Abstract

The period in American and world history popularly known as the Black Power Movement (1954–1975) is undergoing extensive historical reassessment and reevaluation. A new subfield of scholarship, what I have called “Black Power Studies,” has produced a series of books, anthologies, articles, essays, and conferences that are actively rewriting postwar American history. These new histories build on groundbreaking scholarly works that, although not exclusively focused on Black Power, thoughtfully examine the era within the broader sweep of American and world history. Perhaps the most striking aspect of these recent works is their efforts to challenge the master narrative of the civil rights era, which portrays Black Power as that movement’s evil twin.
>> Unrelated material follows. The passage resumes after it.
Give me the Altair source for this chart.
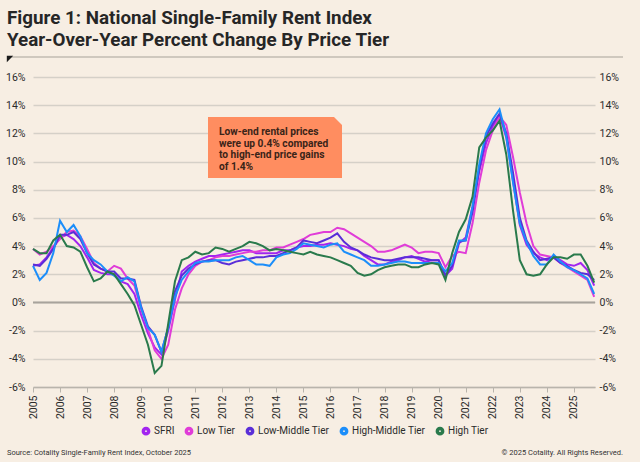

In that master narrative, Black Power is the figurative and literal embodiment of black rage, anger, and disappointment with the ineffective and glacial pace of civil rights. Black Power enters the historical stage in the bitter aftermath of the civil rights era’s heroic period, between 1954 and 1965, when the possibilities of racial justice seemed unlimited. Similarly, contemporary historical and popular understanding of the civil rights era places stirring oratory and dazzling iconography at the core of a narrative that neatly explains the rise and fall of the movement for nonviolent social justice. Martin Luther King, Jr., John and Robert F. Kennedy, and Lyndon Johnson represent the stars of this story while Rosa Parks, Fannie Lou Hamer, John Lewis, and Wyatt Walker appear in pivotal supporting roles.